SOURCE EXCERPT>
>> START

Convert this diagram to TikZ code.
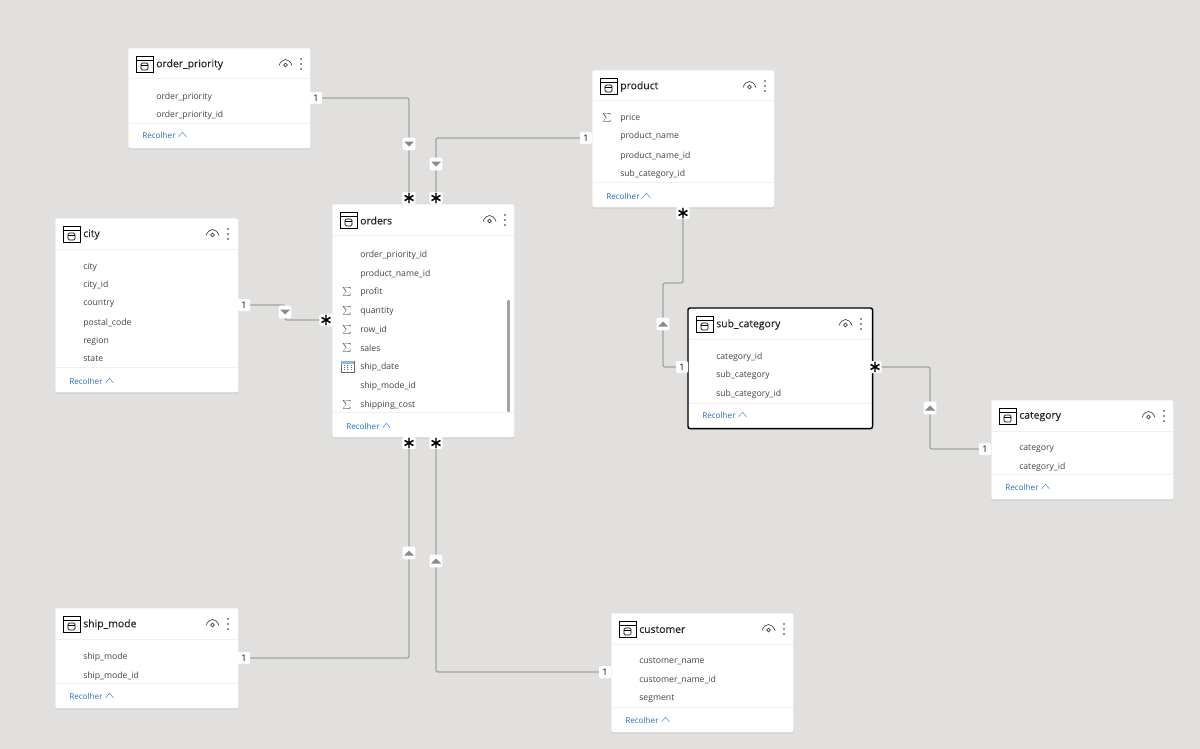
\documentclass[tikz,border=0pt]{standalone}
\usepackage{fontspec}
\setmainfont{Open Sans}
\newfontfamily\titlefont[FakeBold=0.2]{Open Sans}
\newfontfamily\starfont[FakeBold=0.6]{DejaVu Sans}
\usepackage{xcolor}
\usetikzlibrary{shapes,arrows,positioning,backgrounds,fit,shadows,arrows.meta,calc}

\definecolor{canvasgray}{HTML}{E1E0DE}
\definecolor{linkgray}{HTML}{A3A3A3}
\definecolor{fieldtext}{HTML}{444444}
\definecolor{titletext}{HTML}{252423}
\definecolor{footblue}{HTML}{2470C8}
\definecolor{rulegray}{HTML}{F1F0EF}

\pgfdeclarelayer{canvas}
\pgfdeclarelayer{links}
\pgfsetlayers{canvas,links,main}

\newcommand{\starmark}{\starfont\fontsize{12}{12}\selectfont ∗}

\tikzset{
    card/.style={rectangle, anchor=north west, fill=white, rounded corners=1.5pt, inner sep=0pt, minimum width=137pt,
        drop shadow={opacity=0.2, shadow xshift=0pt, shadow yshift=-1pt}},
    cardtitle/.style={anchor=west, inner sep=0pt, yshift=-0.4pt, font=\titlefont\fontsize{7.8}{9}\selectfont, text=titletext},
    field/.style={anchor=west, inner sep=0pt, yshift=-0.75pt, font=\fontsize{6.5}{8}\selectfont, text=fieldtext},
    foot/.style={anchor=west, inner sep=0pt, yshift=-0.4pt, font=\fontsize{6.1}{8}\selectfont, text=footblue},
    sigma/.style={inner sep=0pt, yshift=-0.5pt, text=fieldtext},
    tag/.style={rectangle, fill=white, rounded corners=1pt, inner sep=0pt, minimum width=9pt, minimum height=9pt, font=\fontsize{6.8}{8}\selectfont, text=black},
    chevbox/.style={rectangle, fill=white, rounded corners=1pt, inner sep=0pt, minimum width=9.5pt, minimum height=9.5pt},
    link/.style={draw=linkgray, line width=1pt, rounded corners=1.5pt}
}

\begin{document}
\begin{tikzpicture}[x=0.75pt, y=-0.75pt]
    \useasboundingbox (0,0) rectangle (1200,749);
    \begin{pgfonlayer}{canvas}
        \fill[canvasgray] (0,0) rectangle (1200,749);
    \end{pgfonlayer}

    % Tables with their header and footer
    \foreach \name/\title/\x/\y/\w/\h/\footy in {
        priority/order\_priority/128/48/182/100/135,
        product/product/592/70/182/137/196,
        orders/orders/332/204/182/233/426,
        city/city/55/218/183/174/381,
        subcat/sub\_category/688/308/184/120/415,
        category/category/991/400/182/99/487,
        shipmode/ship\_mode/55/608/183/100/696,
        customer/customer/611/613/182/119/720} {
        \node[card, minimum width=\w*0.75pt, minimum height=\h*0.75pt] (\name) at (\x,\y) {};
        \node[cardtitle] (\name-title) at (\x+28,\y+16) {\title};
        \node[foot] (\name-foot) at (\x+14,\footy) {Recolher};
        \draw[rulegray, line width=0.75pt] (\x,\y+31) -- (\x+\w,\y+31);
        \draw[rulegray, line width=0.5pt] (\x,\y+\h-25) -- (\x+\w,\y+\h-25);
        % table icon
        \draw[black, line width=0.5pt] (\x+8,\y+8) rectangle (\x+25,\y+24);
        \draw[black, line width=0.5pt] (\x+8,\y+12) -- (\x+25,\y+12);
        \draw[black, line width=0.45pt, rounded corners=1pt] (\x+13,\y+15) rectangle (\x+20,\y+22);
        \draw[black, line width=0.35pt] (\x+13,\y+17) -- (\x+20,\y+17);
        % eye and menu dots
        \draw[fieldtext, line width=0.5pt] (\x+151,\y+17.5) .. controls (\x+154,\y+9.5) and (\x+161,\y+9.5) .. (\x+164,\y+17.5);
        \draw[fieldtext, line width=0.5pt] (\x+157.5,\y+17) circle (1.8);
        \foreach \dy in {11,16,21} {
            \fill[titletext] (\x+173,\y+\dy) circle (0.85);
        }
        % collapse chevron
        \draw[footblue!70, line width=0.45pt] ($(\name-foot.east)+(2pt,-1.1pt)$) -- ++(3pt,3.6pt) -- ++(3pt,-3.6pt);
    }

    % Field rows
    \foreach \field/\fx/\fy [count=\n] in {
        order\_priority/156/96, order\_priority\_id/156/114,
        price/620/117, product\_name/620/135, product\_name\_id/620/155, sub\_category\_id/620/173,
        order\_priority\_id/360/254, product\_name\_id/360/273, profit/360/291, quantity/360/310,
        row\_id/360/329, sales/360/347, ship\_date/360/366, ship\_mode\_id/360/385, shipping\_cost/360/404,
        city/83/266, city\_id/83/284, country/83/303, postal\_code/83/322, region/83/340, state/83/358,
        category\_id/716/356, sub\_category/716/374, sub\_category\_id/716/393,
        category/1019/448, category\_id/1019/466,
        ship\_mode/83/656, ship\_mode\_id/83/675,
        customer\_name/639/660, customer\_name\_id/639/679, segment/639/698} {
        \node[field] (field\n) at (\fx,\fy) {\field};
    }

    % Sum markers
    \foreach \sx/\sy [count=\n] in {607/117, 347/291, 347/310, 347/329, 347/347, 347/404} {
        \node[sigma] (sum\n) at (\sx,\sy) {\scalebox{0.65}{$\sum$}};
    }

    % Date marker and scrollbar in orders
    \draw[fieldtext!80, line width=0.5pt] (341,361) rectangle (354,372);
    \fill[footblue!50] (341,361) rectangle (354,363.5);
    \foreach \cx in {344,347.5,351} {
        \draw[fieldtext!80, line width=0.5pt, densely dotted] (\cx,365) -- (\cx,371);
    }
    \draw[linkgray, line width=2pt, line cap=round] (508.5,301) -- (508.5,411);

    % Selected table
    \draw[black, line width=1.1pt, rounded corners=1.5pt] (subcat.north west) rectangle (subcat.south east);

    % Cardinality tags
    \foreach \tagname/\tagtext/\tx/\ty in {
        priorityone/1/316/98, orderstara/\starmark/409/198,
        productone/1/586/138, orderstarb/\starmark/436/198,
        cityone/1/244/305, orderstarc/\starmark/326/320,
        shipone/1/244/658, orderstard/\starmark/409/443,
        customerone/1/605/672, orderstare/\starmark/436/443,
        productstar/\starmark/683/213, subcatone/1/682/367,
        subcatstar/\starmark/875/367, categoryone/1/985/449} {
        \node[tag] (\tagname) at (\tx,\ty) {\tagtext};
    }

    % Direction markers
    \foreach \chevname/\cx/\cy/\d in {
        chevpriority/409/144/1, chevproduct/436/164/1, chevcity/285/312/1,
        chevship/409/553/-1, chevcustomer/436/561/-1,
        chevsubcat/663/324/-1, chevcategory/930/408/-1} {
        \node[chevbox] (\chevname) at (\cx,\cy) {};
        \fill[linkgray!85!black] (\cx-5,\cy-2.5*\d) -- (\cx+5,\cy-2.5*\d) -- (\cx,\cy+2.5*\d) -- cycle;
    }

    % Connectors
    \begin{pgfonlayer}{links}
        \draw[link] (priorityone.center) -| (chevpriority.center) -- (orderstara.center);
        \draw[link] (productone.center) -| (chevproduct.center) -- (orderstarb.center);
        \draw[link] (cityone.center) -| (chevcity.center) |- (orderstarc.center);
        \draw[link] (shipone.center) -| (chevship.center) -- (orderstard.center);
        \draw[link] (customerone.center) -| (chevcustomer.center) -- (orderstare.center);
        \draw[link] (productstar.center) |- (chevsubcat.center |- 0,283) -- (chevsubcat.center) |- (subcatone.center);
        \draw[link] (subcatstar.center) -| (chevcategory.center) |- (categoryone.center);
    \end{pgfonlayer}
\end{tikzpicture}
\end{document}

>> END

REQUEST>
The data should be printed again unchanged; leave its pictures out.

WRITTEN REPLY>
Convert this diagram to TikZ code.
\documentclass[tikz,border=0pt]{standalone}
\usepackage{fontspec}
\setmainfont{Open Sans}
\newfontfamily\titlefont[FakeBold=0.2]{Open Sans}
\newfontfamily\starfont[FakeBold=0.6]{DejaVu Sans}
\usepackage{xcolor}
\usetikzlibrary{shapes,arrows,positioning,backgrounds,fit,shadows,arrows.meta,calc}

\definecolor{canvasgray}{HTML}{E1E0DE}
\definecolor{linkgray}{HTML}{A3A3A3}
\definecolor{fieldtext}{HTML}{444444}
\definecolor{titletext}{HTML}{252423}
\definecolor{footblue}{HTML}{2470C8}
\definecolor{rulegray}{HTML}{F1F0EF}

\pgfdeclarelayer{canvas}
\pgfdeclarelayer{links}
\pgfsetlayers{canvas,links,main}

\newcommand{\starmark}{\starfont\fontsize{12}{12}\selectfont ∗}

\tikzset{
    card/.style={rectangle, anchor=north west, fill=white, rounded corners=1.5pt, inner sep=0pt, minimum width=137pt,
        drop shadow={opacity=0.2, shadow xshift=0pt, shadow yshift=-1pt}},
    cardtitle/.style={anchor=west, inner sep=0pt, yshift=-0.4pt, font=\titlefont\fontsize{7.8}{9}\selectfont, text=titletext},
    field/.style={anchor=west, inner sep=0pt, yshift=-0.75pt, font=\fontsize{6.5}{8}\selectfont, text=fieldtext},
    foot/.style={anchor=west, inner sep=0pt, yshift=-0.4pt, font=\fontsize{6.1}{8}\selectfont, text=footblue},
    sigma/.style={inner sep=0pt, yshift=-0.5pt, text=fieldtext},
    tag/.style={rectangle, fill=white, rounded corners=1pt, inner sep=0pt, minimum width=9pt, minimum height=9pt, font=\fontsize{6.8}{8}\selectfont, text=black},
    chevbox/.style={rectangle, fill=white, rounded corners=1pt, inner sep=0pt, minimum width=9.5pt, minimum height=9.5pt},
    link/.style={draw=linkgray, line width=1pt, rounded corners=1.5pt}
}

\begin{document}
\begin{tikzpicture}[x=0.75pt, y=-0.75pt]
    \useasboundingbox (0,0) rectangle (1200,749);
    \begin{pgfonlayer}{canvas}
        \fill[canvasgray] (0,0) rectangle (1200,749);
    \end{pgfonlayer}

    % Tables with their header and footer
    \foreach \name/\title/\x/\y/\w/\h/\footy in {
        priority/order\_priority/128/48/182/100/135,
        product/product/592/70/182/137/196,
        orders/orders/332/204/182/233/426,
        city/city/55/218/183/174/381,
        subcat/sub\_category/688/308/184/120/415,
        category/category/991/400/182/99/487,
        shipmode/ship\_mode/55/608/183/100/696,
        customer/customer/611/613/182/119/720} {
        \node[card, minimum width=\w*0.75pt, minimum height=\h*0.75pt] (\name) at (\x,\y) {};
        \node[cardtitle] (\name-title) at (\x+28,\y+16) {\title};
        \node[foot] (\name-foot) at (\x+14,\footy) {Recolher};
        \draw[rulegray, line width=0.75pt] (\x,\y+31) -- (\x+\w,\y+31);
        \draw[rulegray, line width=0.5pt] (\x,\y+\h-25) -- (\x+\w,\y+\h-25);
        % table icon
        \draw[black, line width=0.5pt] (\x+8,\y+8) rectangle (\x+25,\y+24);
        \draw[black, line width=0.5pt] (\x+8,\y+12) -- (\x+25,\y+12);
        \draw[black, line width=0.45pt, rounded corners=1pt] (\x+13,\y+15) rectangle (\x+20,\y+22);
        \draw[black, line width=0.35pt] (\x+13,\y+17) -- (\x+20,\y+17);
        % eye and menu dots
        \draw[fieldtext, line width=0.5pt] (\x+151,\y+17.5) .. controls (\x+154,\y+9.5) and (\x+161,\y+9.5) .. (\x+164,\y+17.5);
        \draw[fieldtext, line width=0.5pt] (\x+157.5,\y+17) circle (1.8);
        \foreach \dy in {11,16,21} {
            \fill[titletext] (\x+173,\y+\dy) circle (0.85);
        }
        % collapse chevron
        \draw[footblue!70, line width=0.45pt] ($(\name-foot.east)+(2pt,-1.1pt)$) -- ++(3pt,3.6pt) -- ++(3pt,-3.6pt);
    }

    % Field rows
    \foreach \field/\fx/\fy [count=\n] in {
        order\_priority/156/96, order\_priority\_id/156/114,
        price/620/117, product\_name/620/135, product\_name\_id/620/155, sub\_category\_id/620/173,
        order\_priority\_id/360/254, product\_name\_id/360/273, profit/360/291, quantity/360/310,
        row\_id/360/329, sales/360/347, ship\_date/360/366, ship\_mode\_id/360/385, shipping\_cost/360/404,
        city/83/266, city\_id/83/284, country/83/303, postal\_code/83/322, region/83/340, state/83/358,
        category\_id/716/356, sub\_category/716/374, sub\_category\_id/716/393,
        category/1019/448, category\_id/1019/466,
        ship\_mode/83/656, ship\_mode\_id/83/675,
        customer\_name/639/660, customer\_name\_id/639/679, segment/639/698} {
        \node[field] (field\n) at (\fx,\fy) {\field};
    }

    % Sum markers
    \foreach \sx/\sy [count=\n] in {607/117, 347/291, 347/310, 347/329, 347/347, 347/404} {
        \node[sigma] (sum\n) at (\sx,\sy) {\scalebox{0.65}{$\sum$}};
    }

    % Date marker and scrollbar in orders
    \draw[fieldtext!80, line width=0.5pt] (341,361) rectangle (354,372);
    \fill[footblue!50] (341,361) rectangle (354,363.5);
    \foreach \cx in {344,347.5,351} {
        \draw[fieldtext!80, line width=0.5pt, densely dotted] (\cx,365) -- (\cx,371);
    }
    \draw[linkgray, line width=2pt, line cap=round] (508.5,301) -- (508.5,411);

    % Selected table
    \draw[black, line width=1.1pt, rounded corners=1.5pt] (subcat.north west) rectangle (subcat.south east);

    % Cardinality tags
    \foreach \tagname/\tagtext/\tx/\ty in {
        priorityone/1/316/98, orderstara/\starmark/409/198,
        productone/1/586/138, orderstarb/\starmark/436/198,
        cityone/1/244/305, orderstarc/\starmark/326/320,
        shipone/1/244/658, orderstard/\starmark/409/443,
        customerone/1/605/672, orderstare/\starmark/436/443,
        productstar/\starmark/683/213, subcatone/1/682/367,
        subcatstar/\starmark/875/367, categoryone/1/985/449} {
        \node[tag] (\tagname) at (\tx,\ty) {\tagtext};
    }

    % Direction markers
    \foreach \chevname/\cx/\cy/\d in {
        chevpriority/409/144/1, chevproduct/436/164/1, chevcity/285/312/1,
        chevship/409/553/-1, chevcustomer/436/561/-1,
        chevsubcat/663/324/-1, chevcategory/930/408/-1} {
        \node[chevbox] (\chevname) at (\cx,\cy) {};
        \fill[linkgray!85!black] (\cx-5,\cy-2.5*\d) -- (\cx+5,\cy-2.5*\d) -- (\cx,\cy+2.5*\d) -- cycle;
    }

    % Connectors
    \begin{pgfonlayer}{links}
        \draw[link] (priorityone.center) -| (chevpriority.center) -- (orderstara.center);
        \draw[link] (productone.center) -| (chevproduct.center) -- (orderstarb.center);
        \draw[link] (cityone.center) -| (chevcity.center) |- (orderstarc.center);
        \draw[link] (shipone.center) -| (chevship.center) -- (orderstard.center);
        \draw[link] (customerone.center) -| (chevcustomer.center) -- (orderstare.center);
        \draw[link] (productstar.center) |- (chevsubcat.center |- 0,283) -- (chevsubcat.center) |- (subcatone.center);
        \draw[link] (subcatstar.center) -| (chevcategory.center) |- (categoryone.center);
    \end{pgfonlayer}
\end{tikzpicture}
\end{document}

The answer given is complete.